有的时候也觉得自己的那些朋友不太讲情理,现在小城拥堵到这程度,将心比心也要支持一下自己的工作,不是不想接待,是这样的接待影响其他人的感觉。自己知道我每次到他们那里,他们都会用最盛情的态度来款待,这种相互也是应该,但也有讲一个轻重缓急,在这样乱的时间里既照顾不好,也无法满足他们的要求。
现在的事情就是这样矛盾,夏季旅游季节最盛行的时间,一床难求,但是过了十月份各大酒店又呈现出萧条的景象,那些公关人员又对你露了笑容,你又成为了他们的“上帝”,价格也能有所松动,或者给你一个“出人意料”惊喜。

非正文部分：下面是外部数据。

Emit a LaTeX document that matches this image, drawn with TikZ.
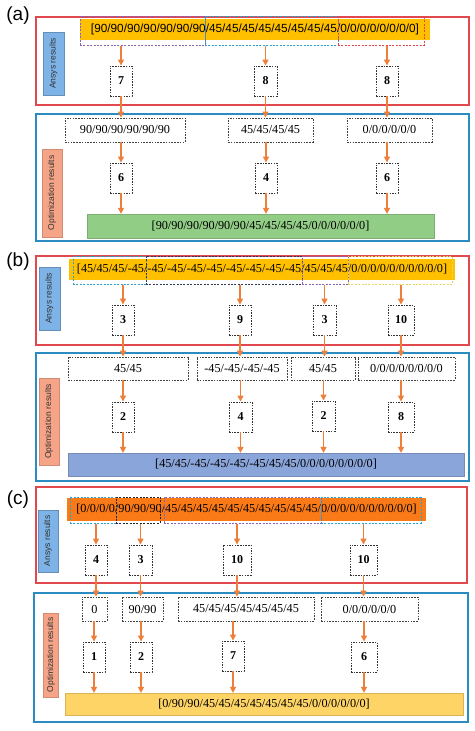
\documentclass[tikz,border=0pt]{standalone}
\usepackage{fontspec}
\setmainfont{Liberation Serif}
\newfontfamily\sansf{Liberation Sans}
\usetikzlibrary{arrows.meta}
\definecolor{frred}{HTML}{E2494E}
\definecolor{frblue}{HTML}{2A8CC0}
\definecolor{arrorange}{HTML}{EE7F3A}
\definecolor{barorange}{HTML}{FFC000}
\definecolor{bardeep}{HTML}{FA7A18}
\definecolor{bargreen}{HTML}{92CD86}
\definecolor{barblue}{HTML}{8AA5DA}
\definecolor{baryellow}{HTML}{FFD466}
\definecolor{lblblue}{HTML}{7DB3E6}
\definecolor{lblsalmon}{HTML}{F6A487}
\definecolor{dpurple}{HTML}{8A63B5}
\definecolor{dcyan}{HTML}{2AA4CC}
\definecolor{dred}{HTML}{E04650}
\definecolor{dnavy}{HTML}{30385A}
\definecolor{dyellow}{HTML}{E6D65A}
\tikzset{
  frame/.style={draw, rectangle, inner sep=0pt, line width=1.1pt},
  redframe/.style={frame, draw=frred},
  blueframe/.style={frame, draw=frblue, line width=1.3pt},
  bar/.style={rectangle, inner sep=0pt, font=\fontsize{12.2}{14}\selectfont},
  seg/.style={draw, rectangle, inner sep=0pt, line width=1pt, dash pattern=on 2pt off 1.4pt},
  numbox/.style={draw=black!80, rectangle, inner sep=0pt, line width=0.95pt, dash pattern=on 1.5pt off 1.2pt, font=\fontsize{12}{14}\selectfont\bfseries},
  rowbox/.style={draw=black!75, rectangle, inner sep=0pt, line width=0.9pt, dash pattern=on 1.6pt off 1.2pt, font=\fontsize{12.2}{14}\selectfont},
  lbl/.style={rectangle, inner sep=0pt, font=\sansf\fontsize{8.5}{10}\selectfont, text=black!80},
  ansys/.style={lbl, fill=lblblue, draw=lblblue!80!black, line width=0.3pt},
  optim/.style={lbl, fill=lblsalmon, draw=lblsalmon!85!black, line width=0.3pt},
  arr/.style={draw=arrorange, line width=1.4pt, -{Triangle[length=6pt,width=6pt,fill=arrorange]}},
  panel/.style={font=\sansf\fontsize{19}{22}\selectfont}
}
\begin{document}
\begin{tikzpicture}[x=1pt,y=-1pt]
\useasboundingbox (0,0) rectangle (474,731);
\fill[white] (0,0) rectangle (474,731);

% ================= (a) =================
\node[panel] (la) at (18,16) {(a)};
\node[redframe, minimum width=433, minimum height=88] (redA) at (252.5,61) {};
\node[bar, fill=barorange, minimum width=350, minimum height=21, font=\sansf\fontsize{11.8}{14}\selectfont] (barA) at (255,29.5) {[90/90/90/90/90/90/90/45/45/45/45/45/45/45/45/0/0/0/0/0/0/0/0]};
\node[seg, draw=dpurple, minimum width=125, minimum height=29] (dA1) at (142.5,30.5) {};
\node[seg, draw=dcyan, minimum width=133, minimum height=29] (dA2) at (271.5,30.5) {};
\node[seg, draw=dred, minimum width=86, minimum height=29] (dA3) at (381,30.5) {};
\node[ansys, minimum width=21, minimum height=63] (ansA) at (53.5,63.5) {\rotatebox{90}{Ansys results}};
\node[numbox, minimum width=22, minimum height=30] (sA1) at (121,81) {7};
\node[numbox, minimum width=23, minimum height=30] (sA2) at (265.5,81) {8};
\node[numbox, minimum width=22, minimum height=30] (sA3) at (387,81) {8};
\node[blueframe, minimum width=433, minimum height=127] (blueA) at (252.5,177.5) {};
\node[rowbox, minimum width=120, minimum height=24] (rA1) at (125,130) {90/90/90/90/90/90};
\node[rowbox, minimum width=85, minimum height=24] (rA2) at (270.5,130) {45/45/45/45};
\node[rowbox, minimum width=85, minimum height=24] (rA3) at (389.5,130) {0/0/0/0/0/0};
\node[optim, minimum width=20, minimum height=88] (optA) at (52,193) {\rotatebox{90}{Optimization results}};
\node[numbox, minimum width=22, minimum height=30] (tA1) at (121,178) {6};
\node[numbox, minimum width=22, minimum height=30] (tA2) at (266,178) {4};
\node[numbox, minimum width=22, minimum height=30] (tA3) at (387,178) {6};
\node[bar, fill=bargreen, draw=bargreen!85!black, line width=0.3pt, minimum width=347, minimum height=24] (grA) at (260.5,226) {[90/90/90/90/90/90/45/45/45/45/0/0/0/0/0/0]};
\foreach \d/\s/\r/\t in {dA1/sA1/rA1/tA1, dA2/sA2/rA2/tA2, dA3/sA3/rA3/tA3}{
  \draw[arr] (\s.north |- \d.south) -- (\s.north);
  \draw[arr] (\s.south) -- (\s.south |- \r.north);
  \draw[arr] (\t.north |- \r.south) -- (\t.north);
  \draw[arr] (\t.south) -- (\t.south |- grA.north);
}

% ================= (b) =================
\node[panel] (lb) at (18,262) {(b)};
\node[redframe, minimum width=433, minimum height=89] (redB) at (252.5,300.5) {};
\node[bar, fill=barorange, minimum width=386, minimum height=21] (barB) at (262,269.5) {[45/45/45/-45/-45/-45/-45/-45/-45/-45/-45/-45/45/45/45/0/0/0/0/0/0/0/0/0/0]};
\node[seg, draw=dcyan, minimum width=73, minimum height=28] (dB1) at (109.5,270) {};
\node[seg, draw=dnavy, minimum width=156, minimum height=28] (dB2) at (224,270) {};
\node[seg, draw=dpurple, minimum width=46, minimum height=28] (dB3) at (325,270) {};
\node[seg, draw=dyellow, minimum width=104, minimum height=28] (dB4) at (400,270) {};
\node[ansys, minimum width=21, minimum height=63] (ansB) at (49.5,298.5) {\rotatebox{90}{Ansys results}};
\node[numbox, minimum width=22, minimum height=30] (sB1) at (123,320) {3};
\node[numbox, minimum width=22, minimum height=30] (sB2) at (240,320) {9};
\node[numbox, minimum width=23, minimum height=30] (sB3) at (324.5,320) {3};
\node[numbox, minimum width=26, minimum height=30] (sB4) at (401,320) {10};
\node[blueframe, minimum width=433, minimum height=128] (blueB) at (252.5,417) {};
\node[rowbox, minimum width=120, minimum height=23] (rB1) at (128,368.5) {45/45};
\node[rowbox, minimum width=90, minimum height=23] (rB2) at (242,368.5) {-45/-45/-45/-45};
\node[rowbox, minimum width=64, minimum height=23] (rB3) at (323,368.5) {45/45};
\node[rowbox, minimum width=97, minimum height=23] (rB4) at (406.5,368.5) {0/0/0/0/0/0/0/0};
\node[optim, minimum width=20, minimum height=87] (optB) at (49,421.5) {\rotatebox{90}{Optimization results}};
\node[numbox, minimum width=22, minimum height=30] (tB1) at (123,417) {2};
\node[numbox, minimum width=23, minimum height=30] (tB2) at (240.5,417) {4};
\node[numbox, minimum width=23, minimum height=30] (tB3) at (323.5,416) {2};
\node[numbox, minimum width=26, minimum height=30] (tB4) at (401,417) {8};
\node[bar, fill=barblue, draw=barblue!85!black, line width=0.3pt, minimum width=396, minimum height=23] (blB) at (266,464.5) {[45/45/-45/-45/-45/-45/45/45/0/0/0/0/0/0/0/0]};
\foreach \d/\s/\r/\t in {dB1/sB1/rB1/tB1, dB2/sB2/rB2/tB2, dB3/sB3/rB3/tB3, dB4/sB4/rB4/tB4}{
  \draw[arr] (\s.north |- \d.south) -- (\s.north);
  \draw[arr] (\s.south) -- (\s.south |- \r.north);
  \draw[arr] (\t.north |- \r.south) -- (\t.north);
  \draw[arr] (\t.south) -- (\t.south |- blB.north);
}

% ================= (c) =================
\node[panel] (lc) at (18,500) {(c)};
\node[redframe, minimum width=431, minimum height=96] (redC) at (251.5,535) {};
\node[bar, fill=bardeep, minimum width=359, minimum height=23] (barC) at (246.5,509.5) {[0/0/0/0/90/90/90/45/45/45/45/45/45/45/45/45/45/0/0/0/0/0/0/0/0/0/0]};
\node[seg, draw=dcyan, minimum width=46, minimum height=26] (dC1) at (93,510) {};
\node[seg, draw=black!85, minimum width=44, minimum height=26] (dC2) at (138,510) {};
\node[seg, draw=dpurple, minimum width=157, minimum height=26] (dC3) at (242.5,510) {};
\node[seg, draw=dcyan, minimum width=100, minimum height=26] (dC4) at (371,510) {};
\node[ansys, minimum width=20, minimum height=62] (ansC) at (48,541) {\rotatebox{90}{Ansys results}};
\node[numbox, minimum width=22, minimum height=30] (sC1) at (96,560) {4};
\node[numbox, minimum width=23, minimum height=30] (sC2) at (140.5,560) {3};
\node[numbox, minimum width=28, minimum height=30] (sC3) at (237,560) {10};
\node[numbox, minimum width=27, minimum height=30] (sC4) at (363.5,560) {10};
\node[blueframe, minimum width=434, minimum height=129] (blueC) at (251,657.5) {};
\node[rowbox, minimum width=25, minimum height=24] (rC1) at (94.5,609) {0};
\node[rowbox, minimum width=41, minimum height=24] (rC2) at (142.5,609) {90/90};
\node[rowbox, minimum width=136, minimum height=24] (rC3) at (246,609) {45/45/45/45/45/45/45};
\node[rowbox, minimum width=97, minimum height=24] (rC4) at (369.5,609) {0/0/0/0/0/0};
\node[optim, minimum width=15, minimum height=84] (optC) at (51,655) {\rotatebox{90}{Optimization results}};
\node[numbox, minimum width=22, minimum height=30] (tC1) at (94,657) {1};
\node[numbox, minimum width=22, minimum height=30] (tC2) at (141,657) {2};
\node[numbox, minimum width=22, minimum height=30] (tC3) at (233,656) {7};
\node[numbox, minimum width=26, minimum height=30] (tC4) at (364,657) {6};
\node[bar, fill=baryellow, draw=baryellow!85!black, line width=0.3pt, minimum width=398, minimum height=22] (ylC) at (264,704) {[0/90/90/45/45/45/45/45/45/45/0/0/0/0/0/0]};
\foreach \d/\s/\r/\t in {dC1/sC1/rC1/tC1, dC2/sC2/rC2/tC2, dC3/sC3/rC3/tC3, dC4/sC4/rC4/tC4}{
  \draw[arr] (\s.north |- \d.south) -- (\s.north);
  \draw[arr] (\s.south) -- (\s.south |- \r.north);
  \draw[arr] (\t.north |- \r.south) -- (\t.north);
  \draw[arr] (\t.south) -- (\t.south |- ylC.north);
}
\end{tikzpicture}
\end{document}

而现在我们正赶上他们最牛逼的季节,自然成为了“不受欢迎”的人,自认为有这么多关系的自己,到现在也成为了蚂蚱眼,说实话都有新把自己家里的房子贡献出来的心了。哎,废话少说,还是去找床位吧,坐在这里大发感慨也发不来床位,动员全体挖第三尺也要找到住处。
报告大家一个好消息,姊妹在解放军大院里找到了两间空房,同事们一齐喊“乌拉”。靠,喊什么?明天开始我不是又成“三陪”了吗?这些见死不救的主。